About
Scientific rationale: The arrival of novel biotechnologies provides new opportunities to facilitate genetic and functional genomics research for human disease. However, it is still a challenge to make complete use of the information embedded in genetic, medical image, and health informatics data to provide holistic biological insights. In addition, the complete pathological (disease-related) processes from molecules to complex diseases are generally not yet understood. To overcome these issues and effectively translate these diverse data to clinically useful knowledge, there is an imperative need to develop advanced and robust machine learning methods for investigating the genetic mechanisms of disease.
Aims: In this application, we specified the different aims to offer the most considerable flexibility in machine learning approaches for identifying disease-related genes or biological factors to better understand the mechanisms involved in the etiology of disease and to predict disease risk.
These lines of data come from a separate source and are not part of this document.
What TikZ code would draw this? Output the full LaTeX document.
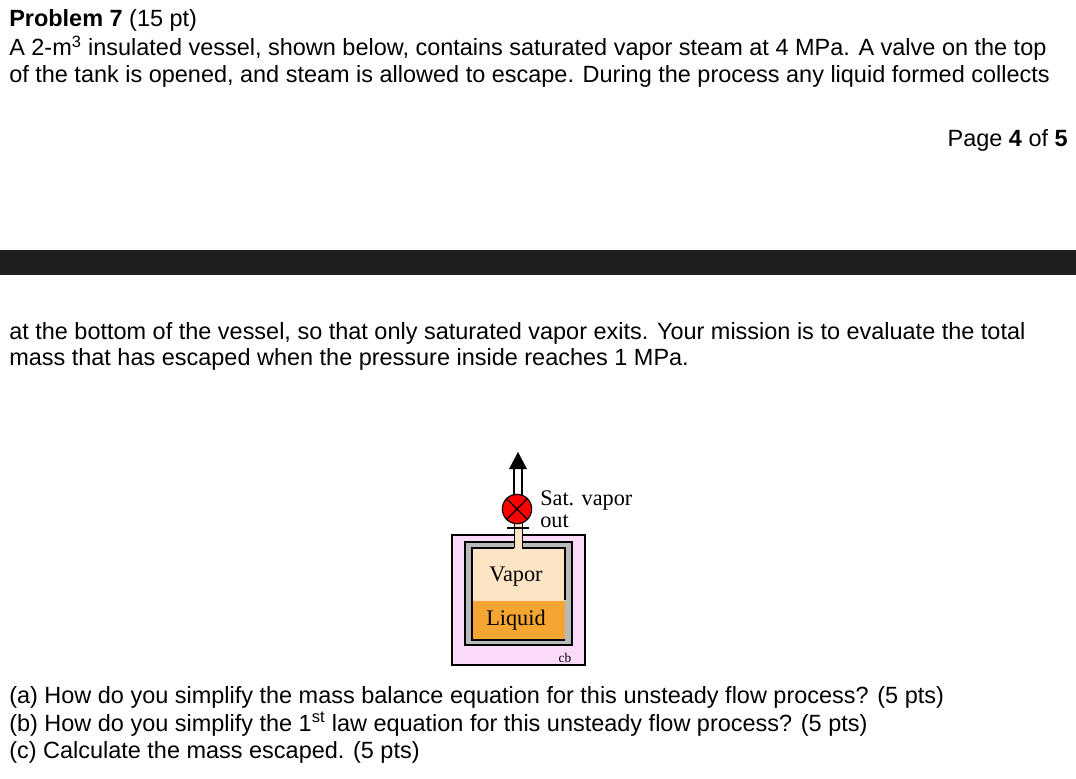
\documentclass[tikz,border=0pt]{standalone}
\usepackage{fontspec}
\setmainfont{Liberation Sans}
\newfontfamily\serifA{Liberation Serif}
\begin{document}
\begin{tikzpicture}[x=0.75pt,y=-0.75pt,
  txt/.style={anchor=west,inner sep=0,font=\fontsize{17.6}{20}\selectfont},
  lab/.style={inner sep=0,font=\serifA\fontsize{16.7}{19}\selectfont}]
\useasboundingbox (0,0) rectangle (1076,779);
\node[txt] (t1) at (9,20) {\textbf{Problem 7} (15 pt)};
\node[txt] (t2) at (9,48) {A 2-m\textsuperscript{3} insulated vessel, shown below, contains saturated vapor steam at 4 MPa. A valve on the top};
\node[txt] (t3) at (9,76) {of the tank is opened, and steam is allowed to escape. During the process any liquid formed collects};
\node[txt,anchor=east] (pg) at (1068,140) {Page \textbf{4} of \textbf{5}};
\fill[black!88] (0,250) rectangle (1076,275);
\node[txt] (t4) at (9,333) {at the bottom of the vessel, so that only saturated vapor exits. Your mission is to evaluate the total};
\node[txt] (t5) at (9,359) {mass that has escaped when the pressure inside reaches 1 MPa.};
\node[txt] (qa) at (9,697) {(a) How do you simplify the mass balance equation for this unsteady flow process? (5 pts)};
\node[txt] (qb) at (9,724) {(b) How do you simplify the 1\textsuperscript{st} law equation for this unsteady flow process? (5 pts)};
\node[txt] (qc) at (9,752) {(c) Calculate the mass escaped. (5 pts)};
% vessel
\draw[fill={rgb,255:red,250;green,220;blue,250},line width=0.9pt] (452,535) rectangle (585,665);
\draw[fill=gray!55,line width=0.9pt] (465,542) rectangle (572,645);
\fill[fill={rgb,255:red,253;green,228;blue,196}] (472,548) rectangle (565,601);
\fill[fill={rgb,255:red,245;green,166;blue,50}] (472,601) rectangle (565,640);
\draw[line width=0.9pt] (565,600) -- (565,548) -- (472,548) -- (472,640) -- (565,640);
% pipe
\fill[fill={rgb,255:red,253;green,228;blue,196}] (514,515) rectangle (522,549);
\draw[line width=0.7pt] (514,515) -- (514,548) (522,515) -- (522,548);
\draw[line width=0.8pt] (507,528) -- (529,528);
% arrow
\draw[fill=white,line width=0.8pt] (514,468) rectangle (522,498);
\fill (509,469) -- (518,452) -- (527,469) -- cycle;
% valve
\node[circle,draw,line width=0.9pt,fill=red,minimum size=22pt,inner sep=0] (v) at (517,509) {};
\draw[line width=0.9pt] (v.45) -- (v.225) (v.135) -- (v.315);
\node[lab,anchor=west] (l1) at (540,500) {Sat. vapor};
\node[lab,anchor=west] (l2) at (540,521) {out};
\node[lab] (vap) at (516,577) {Vapor};
\node[lab] (liq) at (516,620) {Liquid};
\node[inner sep=0,font=\serifA\fontsize{10}{11}\selectfont] (cb) at (565,658) {cb};
\end{tikzpicture}
\end{document}
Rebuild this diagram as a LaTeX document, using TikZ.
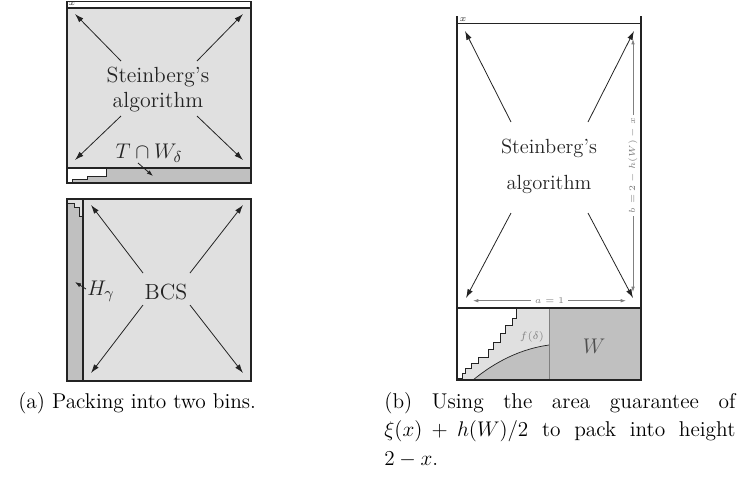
\documentclass[tikz,border=0pt]{standalone}
\usetikzlibrary{arrows.meta}
\definecolor{lg}{RGB}{224,224,224}
\definecolor{dg}{RGB}{192,192,192}
\definecolor{ink}{RGB}{35,35,35}
\begin{document}
\begin{tikzpicture}[x=0.566pt,y=-0.566pt,
  bin/.style={draw=ink,line width=0.6pt},
  thinline/.style={draw=ink,line width=0.4pt},
  arr/.style={-{Latex[length=5pt,width=3.2pt]},line width=0.45pt,draw=ink},
  sarr/.style={-{Latex[length=3.5pt,width=2.4pt]},line width=0.45pt,draw=ink},
  darr/.style={{Latex[length=3pt,width=2pt]}-{Latex[length=3pt,width=2pt]},line width=0.4pt,draw=gray},
  bigtext/.style={font=\fontsize{12.4}{14}\selectfont,text=ink,inner sep=0pt},
  midtext/.style={font=\fontsize{11.6}{13}\selectfont,text=ink,inner sep=0pt},
  tinytext/.style={font=\fontsize{5}{6}\selectfont,text=gray,inner sep=0pt},
  captext/.style={font=\fontsize{12.1}{16.1}\selectfont,inner sep=0pt}]
\useasboundingbox (0,0) rectangle (745,481);

% ---------- Bin 1 ----------
\fill[lg] (67,8) rectangle (251,168);
\fill[dg] (67,168) rectangle (251,183);
\fill[white] (67,168) -- (106,168) -- (106,176) -- (87,176) -- (87,179.5) -- (72,179.5) -- (72,183) -- (67,183) -- cycle;
\draw[thinline] (106,168) -- (106,176) -- (87,176) -- (87,179.5) -- (72,179.5) -- (72,183);
\draw[bin] (67,1.5) rectangle (251,183);
\draw[bin] (67,8) -- (251,8);
\draw[bin] (67,168) -- (251,168);
\node[tinytext,text=ink] (x1) at (72,4) {$x$};
\node[bigtext] (st1) at (158,77) {Steinberg's};
\node[bigtext] (al1) at (158,102) {algorithm};
\coordinate (a1) at (121,61); \coordinate (t1) at (75,14);
\coordinate (a2) at (197,61); \coordinate (t2) at (243,14);
\coordinate (a3) at (121,116); \coordinate (t3) at (75,160);
\coordinate (a4) at (197,116); \coordinate (t4) at (243,160);
\draw[arr] (a1) -- (t1);
\draw[arr] (a2) -- (t2);
\draw[arr] (a3) -- (t3);
\draw[arr] (a4) -- (t4);
\node[bigtext] (tw) at (149,153) {$T\cap W_\delta$};
\coordinate (twa) at (138,163); \coordinate (twt) at (153,176);
\draw[sarr] (twa) -- (twt);

% ---------- Bin 2 ----------
\fill[lg] (67,199) rectangle (251,381);
\fill[dg] (67,203) -- (74,203) -- (74,207.5) -- (79,207.5) -- (79,216) -- (83,216) -- (83,381) -- (67,381) -- cycle;
\draw[thinline] (67,203) -- (74,203) -- (74,207.5) -- (79,207.5) -- (79,216) -- (83,216);
\draw[bin] (67,199) rectangle (251,381);
\draw[bin] (83,199) -- (83,381);
\node[bigtext] (bcs) at (166,292) {BCS};
\coordinate (b1) at (143,273); \coordinate (u1) at (91,205);
\coordinate (b2) at (190,273); \coordinate (u2) at (243,205);
\coordinate (b3) at (143,305); \coordinate (u3) at (91,373);
\coordinate (b4) at (190,305); \coordinate (u4) at (243,373);
\draw[arr] (b1) -- (u1);
\draw[arr] (b2) -- (u2);
\draw[arr] (b3) -- (u3);
\draw[arr] (b4) -- (u4);
\node[bigtext] (hg) at (101,291) {$H_\gamma$};
\coordinate (hga) at (86,289); \coordinate (hgt) at (75,282);
\draw[sarr] (hga) -- (hgt);

% ---------- Right bin ----------
\fill[lg] (457,308) rectangle (549,380);
\fill[white] (457,308) -- (516,308) -- (516,318) -- (512,318) -- (512,325) -- (505,325) -- (505,333) -- (500,333) -- (500,342) -- (493,342) -- (493,349) -- (488,349) -- (488,357) -- (478,357) -- (478,363) -- (471,363) -- (471,368) -- (465,368) -- (465,373) -- (462,373) -- (462,378) -- (458,378) -- (458,380) -- (457,380) -- cycle;
\draw[thinline] (516,308) -- (516,318) -- (512,318) -- (512,325) -- (505,325) -- (505,333) -- (500,333) -- (500,342) -- (493,342) -- (493,349) -- (488,349) -- (488,357) -- (478,357) -- (478,363) -- (471,363) -- (471,368) -- (465,368) -- (465,373) -- (462,373) -- (462,378) -- (458,378) -- (458,380);
\fill[dg] (473,380) .. controls (495,362) and (520,349) .. (549,345) -- (549,380) -- cycle;
\draw[thinline] (473,380) .. controls (495,362) and (520,349) .. (549,345);
\fill[dg] (549,308) rectangle (641,380);
\draw[draw=gray,line width=0.4pt] (549,308) -- (549,380);
\draw[bin] (457,16) -- (457,380) -- (641,380) -- (641,16);
\draw[bin] (457,23.3) -- (641,23.3);
\draw[bin] (457,308) -- (641,308);
\node[tinytext,text=ink] (x2) at (463,19.5) {$x$};
\node[midtext] (st2) at (549,148) {Steinberg's};
\node[midtext] (al2) at (549,184) {algorithm};
\coordinate (c1) at (511,122); \coordinate (v1) at (465,31);
\coordinate (c2) at (588,122); \coordinate (v2) at (634,31);
\coordinate (c3) at (511,213); \coordinate (v3) at (466,298);
\coordinate (c4) at (588,213); \coordinate (v4) at (633,298);
\draw[arr] (c1) -- (v1);
\draw[arr] (c2) -- (v2);
\draw[arr] (c3) -- (v3);
\draw[arr] (c4) -- (v4);
\coordinate (ha) at (473,300.7); \coordinate (hb) at (626,300.7);
\draw[darr] (ha) -- node[tinytext,fill=white,inner sep=2pt] (alab) {$a=1$} (hb);
\coordinate (va) at (633,39); \coordinate (vb) at (633,292);
\draw[darr] (vb) -- node[tinytext,fill=white,inner sep=1.5pt,rotate=90] (blab) {$b=2-h(W)-x$} (va);
\node[font=\fontsize{6}{7}\selectfont,text=gray,inner sep=0pt] (fd) at (532,337) {$f(\delta)$};
\node[font=\fontsize{12}{14}\selectfont,text=ink!80,inner sep=0pt] (w) at (594,346) {$W$};

% ---------- Captions ----------
\node[captext,anchor=base west] (capa) at (18,408) {(a) Packing into two bins.};
\node[captext,anchor=north west,text width=198.7pt,align=justify] (capb) at (384,392)
  {(b) Using the area guarantee of\linebreak $\xi(x)+h(W)/2$ to pack into height\linebreak $2-x$.};
\end{tikzpicture}
\end{document}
First, we will present a machine learning framework to integrate different data sources with UK Biobank data to select disease-related genes/molecules. Second, we will propose a machine learning method to discover genetic effects and/or gene-environment interactions that are relevant for disease. Third, we will develop an advanced probability model to explore the regulatory effects between genes and prioritize causal gene candidates. Last, we will use machine learning strategies to develop disease prediction models which integrate various different types of biological data.
Project duration: The project period will be completed in 36 months.
Public health impact: Achieving these aims will enable us to discover novel disease-related genetic/environmental factors, and causal genes leading to complex diseases. Findings from the proposed work will be essential for revealing new insights into the complicated biological processes of complex diseases such as mental illness, obesity, and osteoporosis. This work will ultimately enrich current medical treatment strategies with efficient clinical prediction/prognosis/intervention models for improving health outcomes.